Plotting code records
§

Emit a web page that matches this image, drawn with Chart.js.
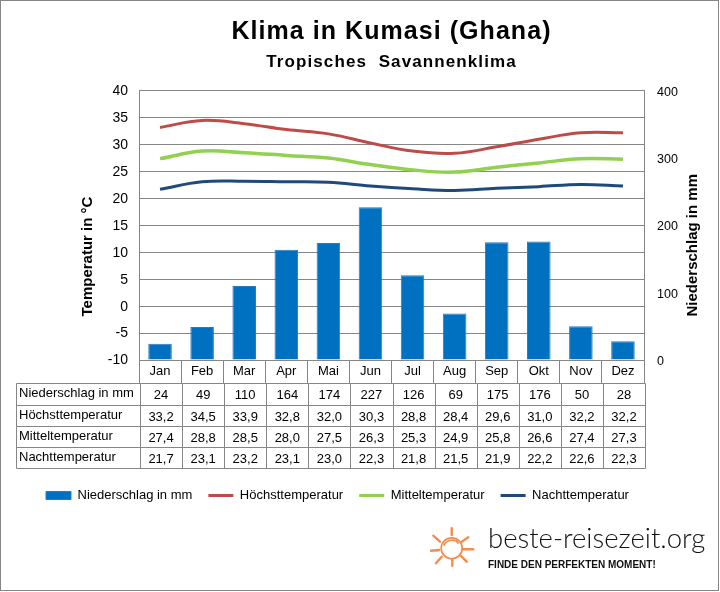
<!DOCTYPE html>
<html><head><meta charset="utf-8">
<style>
html,body{margin:0;padding:0;background:#fff;overflow:hidden}
#wrap{position:relative;width:720px;height:592px}
#frame{position:absolute;left:0;top:0;width:717px;height:589px;border:1px solid #868686}
canvas{position:absolute;left:0;top:0}
#logo{position:absolute;left:430px;top:525px;width:46px;height:46px}
#brand{position:absolute;left:488px;top:521px;font:300 27.5px Lato,"Open Sans",sans-serif;color:#111;white-space:nowrap}
#slogan{position:absolute;left:488px;top:559px;font:bold 10px "Liberation Sans",sans-serif;color:#111;white-space:nowrap}
</style></head><body>
<div id="wrap">
<div id="frame"></div>
<canvas id="c" width="720" height="592"></canvas>
<svg id="logo" viewBox="0 0 46 46" fill="none" stroke="#F58B4C" stroke-linecap="round" stroke-width="2.4">
<circle cx="21.7" cy="23.3" r="10.5" stroke-width="1.7"/><path d="M14 20c3-6 12-6 14-2" stroke-width="1.7"/>
<path d="M21.7 3.3V10M31.7 16.7l6.6-4.4M33.3 24.3h10M30 30l6.7 6.7M22.3 35v5.7M11.7 31.7L6 38.3M1 25.7l8-.7M3.3 10.7l6.7 6"/>
</svg>
<div id="brand">beste-reisezeit.org</div>
<div id="slogan">FINDE DEN PERFEKTEN MOMENT!</div>
</div>
<script src="https://cdn.jsdelivr.net/npm/chart.js@4"></script>
<script>
const months = ['Jan','Feb','Mar','Apr','Mai','Jun','Jul','Aug','Sep','Okt','Nov','Dez'];
const niederschlag = [24,49,110,164,174,227,126,69,175,176,50,28];
const hoechst = [33.2,34.5,33.9,32.8,32.0,30.3,28.8,28.4,29.6,31.0,32.2,32.2];
const mittel = [27.4,28.8,28.5,28.0,27.5,26.3,25.3,24.9,25.8,26.6,27.4,27.3];
const nacht = [21.7,23.1,23.2,23.1,23.0,22.3,21.8,21.5,21.9,22.2,22.6,22.3];
const seriesNames = ['Niederschlag in mm','Höchsttemperatur','Mitteltemperatur','Nachttemperatur'];
const leftAxisTitle = 'Temperatur in °C';
const rightAxisTitle = 'Niederschlag in mm';
const FONT = '"Liberation Sans", Arial, sans-serif';
const GRID = '#868686';
const fmt = v => v.toFixed(1).replace('.', ',');

const tablePlugin = {
  id: 'dataTable',
  afterLayout(chart) {
    // the reference's headings are letter-spaced
    chart.boxes.filter(b => b.options && typeof b.options.text === 'string' && !b._spaced).forEach(b => {
      const orig = b.draw;
      b._spaced = true;
      b.draw = function () {
        const ctx = chart.ctx;
        ctx.save();
        ctx.letterSpacing = b.options.font.size > 20 ? '1.05px' : '1.1px';
        orig.apply(b, arguments);
        ctx.restore();
      };
    });
  },
  afterDraw(chart) {
    const ctx = chart.ctx, x = chart.scales.x;
    const rows = [niederschlag.map(String), hoechst.map(fmt), mittel.map(fmt), nacht.map(fmt)];
    const rowY = [383.5, 405.5, 426.5, 447.5, 468.5];
    const left = 17, step = x.getPixelForTick(1) - x.getPixelForTick(0);
    const first = x.getPixelForTick(0) - step / 2 + 1;
    ctx.save();
    ctx.strokeStyle = GRID; ctx.lineWidth = 1;
    ctx.beginPath();
    rowY.forEach(y => { ctx.moveTo(left - .5, y); ctx.lineTo(first + step * 12 + .5, y); });
    [left - .5].concat(months.map((m, i) => Math.round(first + step * i) + .5), Math.round(first + step * 12) + .5)
      .forEach(px => { ctx.moveTo(px, rowY[0]); ctx.lineTo(px, rowY[4]); });
    ctx.stroke();
    ctx.fillStyle = '#000'; ctx.font = '13px ' + FONT; ctx.textBaseline = 'middle';
    rows.forEach((r, ri) => {
      const cy = (rowY[ri] + rowY[ri + 1]) / 2;
      ctx.textAlign = 'left';
      ctx.fillText(seriesNames[ri], 19, cy - 1);
      ctx.textAlign = 'center';
      r.forEach((t, i) => ctx.fillText(t, x.getPixelForTick(i) + 1, cy + 1));
    });
    // axis titles start low on the axis, as in the reference
    ctx.font = 'bold 15px ' + FONT; ctx.textAlign = 'left';
    [[leftAxisTitle, 88], [rightAxisTitle, 693]].forEach(([t, px]) => {
      ctx.save();
      ctx.translate(px, 316.5);
      ctx.rotate(-Math.PI / 2);
      ctx.fillText(t, 0, 0);
      ctx.restore();
    });
    ctx.restore();
  }
};

const lineDs = (label, data, color, w) => ({
  type: 'line', label, data, yAxisID: 'y', borderColor: color, backgroundColor: color,
  borderWidth: w, pointRadius: 0, tension: 0.4, fill: false, order: 1
});

new Chart(document.getElementById('c'), {
  data: {
    labels: months,
    datasets: [
      { type: 'bar', label: seriesNames[0], data: niederschlag, yAxisID: 'y1',
        backgroundColor: '#0070C0', borderColor: '#2F78BE', borderWidth: 1,
        categoryPercentage: 1, barPercentage: 0.56, order: 2 },
      lineDs(seriesNames[1], hoechst, '#BE4B48', 3),
      lineDs(seriesNames[2], mittel, '#92D050', 3.5),
      lineDs(seriesNames[3], nacht, '#1F497D', 3)
    ]
  },
  plugins: [tablePlugin],
  options: {
    responsive: false, animation: false, devicePixelRatio: 1,
    layout: { padding: { left: 30, right: 0, top: 0, bottom: 80 } },
    plugins: {
      tooltip: { enabled: false },
      title: { display: true, text: 'Klima in Kumasi (Ghana)', color: '#000', fullSize: false,
        font: { family: FONT, size: 25, weight: 'bold', lineHeight: 1.2 }, padding: { top: 17, bottom: 2 } },
      subtitle: { display: true, text: 'Tropisches  Savannenklima', color: '#000', fullSize: false,
        font: { family: FONT, size: 17, weight: 'bold', lineHeight: 1.2 }, padding: { top: 3, bottom: 18.4 } },
      legend: { position: 'bottom', align: 'start',
        labels: { color: '#000', font: { family: FONT, size: 13 }, padding: 16,
          usePointStyle: true, pointStyleWidth: 25, boxHeight: 8,
          generateLabels(chart) {
            return chart.data.datasets.map((d, i) => ({
              text: d.label, datasetIndex: i, fillStyle: d.backgroundColor,
              strokeStyle: d.borderColor,
              lineWidth: i === 0 ? 1 : 3, pointStyle: i === 0 ? 'rect' : 'line', hidden: false
            }));
          } } }
    },
    scales: {
      x: {
        grid: { drawOnChartArea: false, color: GRID, tickLength: 23, tickColor: GRID, offset: true },
        border: { color: GRID },
        ticks: { color: '#000', font: { family: FONT, size: 13 }, padding: -19, maxRotation: 0, autoSkip: false },
        afterFit(s) { s.height = 113; }
      },
      y: {
        position: 'left', min: -10, max: 40,
        grid: { color: GRID, drawTicks: false }, border: { color: GRID },
        ticks: { stepSize: 5, color: '#000', font: { family: FONT, size: 14 }, padding: 11, labelOffset: 0.5 },
        afterFit(s) { s.width = 109; }
      },
      y1: {
        position: 'right', min: 0, max: 400,
        grid: { drawOnChartArea: false, drawTicks: false }, border: { color: GRID },
        ticks: { stepSize: 100, color: '#000', font: { family: FONT, size: 12.5 }, padding: 13, labelOffset: 1.5 },
        afterFit(s) { s.width = 76; }
      }
    }
  }
});
</script>
</body></html>
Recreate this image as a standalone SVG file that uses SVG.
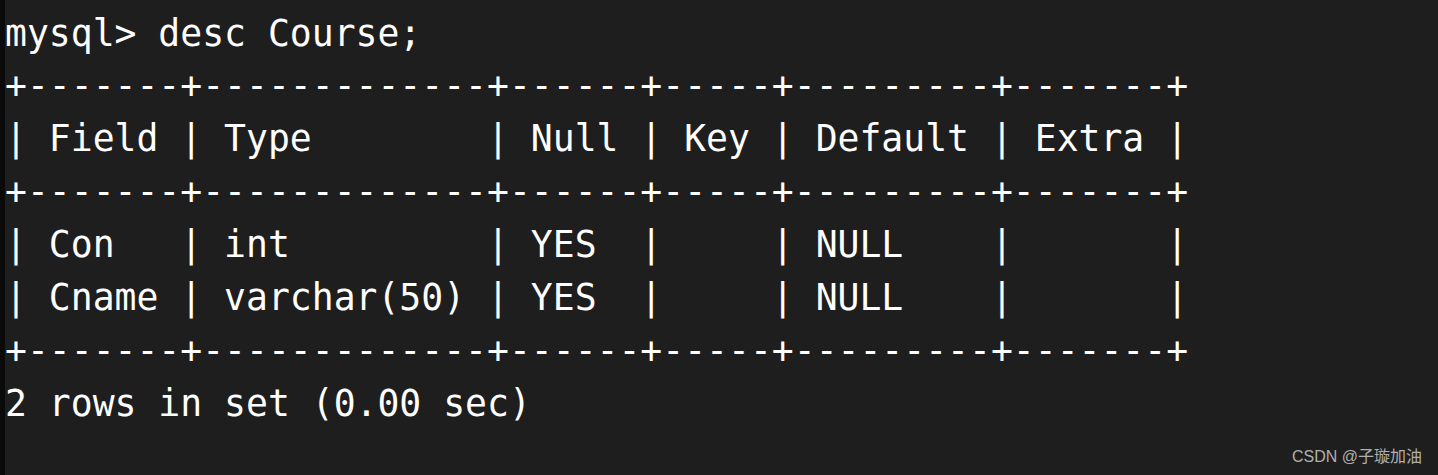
<svg xmlns="http://www.w3.org/2000/svg" width="1438" height="475" viewBox="0 0 1438 475">
<style>
.t{font-family:"DejaVu Sans Mono",monospace;font-size:36.4px;fill:#ffffff;white-space:pre}
.w{font-family:"Liberation Sans","Noto Sans CJK SC",sans-serif;font-size:16px;fill:#b0b0b0}
</style>
<rect width="1438" height="475" fill="#1e1e1e"/>
<rect width="5" height="475" fill="#0a0a0a"/>
<g id="terminal" xml:space="preserve">
<text class="t" x="5" y="46">mysql&gt; desc Course;</text>
<text class="t" x="5" y="98">+-------+-------------+------+-----+---------+-------+</text>
<text class="t" x="5" y="151">| Field | Type        | Null | Key | Default | Extra |</text>
<text class="t" x="5" y="204">+-------+-------------+------+-----+---------+-------+</text>
<text class="t" x="5" y="257">| Con   | int         | YES  |     | NULL    |       |</text>
<text class="t" x="5" y="310">| Cname | varchar(50) | YES  |     | NULL    |       |</text>
<text class="t" x="5" y="363">+-------+-------------+------+-----+---------+-------+</text>
<text class="t" x="5" y="416">2 rows in set (0.00 sec)</text>
</g>
<text class="w" x="1422" y="462" text-anchor="end">CSDN @子璇加油</text>
</svg>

§

*Task details*:
Only the lines from the start of the records to the one containing "const fmt = v" should be repeated, exactly and with both ends kept; drop any pictures.

*Exercise output*:
Emit a web page that matches this image, drawn with Chart.js.
<!DOCTYPE html>
<html><head><meta charset="utf-8">
<style>
html,body{margin:0;padding:0;background:#fff;overflow:hidden}
#wrap{position:relative;width:720px;height:592px}
#frame{position:absolute;left:0;top:0;width:717px;height:589px;border:1px solid #868686}
canvas{position:absolute;left:0;top:0}
#logo{position:absolute;left:430px;top:525px;width:46px;height:46px}
#brand{position:absolute;left:488px;top:521px;font:300 27.5px Lato,"Open Sans",sans-serif;color:#111;white-space:nowrap}
#slogan{position:absolute;left:488px;top:559px;font:bold 10px "Liberation Sans",sans-serif;color:#111;white-space:nowrap}
</style></head><body>
<div id="wrap">
<div id="frame"></div>
<canvas id="c" width="720" height="592"></canvas>
<svg id="logo" viewBox="0 0 46 46" fill="none" stroke="#F58B4C" stroke-linecap="round" stroke-width="2.4">
<circle cx="21.7" cy="23.3" r="10.5" stroke-width="1.7"/><path d="M14 20c3-6 12-6 14-2" stroke-width="1.7"/>
<path d="M21.7 3.3V10M31.7 16.7l6.6-4.4M33.3 24.3h10M30 30l6.7 6.7M22.3 35v5.7M11.7 31.7L6 38.3M1 25.7l8-.7M3.3 10.7l6.7 6"/>
</svg>
<div id="brand">beste-reisezeit.org</div>
<div id="slogan">FINDE DEN PERFEKTEN MOMENT!</div>
</div>
<script src="https://cdn.jsdelivr.net/npm/chart.js@4"></script>
<script>
const months = ['Jan','Feb','Mar','Apr','Mai','Jun','Jul','Aug','Sep','Okt','Nov','Dez'];
const niederschlag = [24,49,110,164,174,227,126,69,175,176,50,28];
const hoechst = [33.2,34.5,33.9,32.8,32.0,30.3,28.8,28.4,29.6,31.0,32.2,32.2];
const mittel = [27.4,28.8,28.5,28.0,27.5,26.3,25.3,24.9,25.8,26.6,27.4,27.3];
const nacht = [21.7,23.1,23.2,23.1,23.0,22.3,21.8,21.5,21.9,22.2,22.6,22.3];
const seriesNames = ['Niederschlag in mm','Höchsttemperatur','Mitteltemperatur','Nachttemperatur'];
const leftAxisTitle = 'Temperatur in °C';
const rightAxisTitle = 'Niederschlag in mm';
const FONT = '"Liberation Sans", Arial, sans-serif';
const GRID = '#868686';
const fmt = v => v.toFixed(1).replace('.', ',');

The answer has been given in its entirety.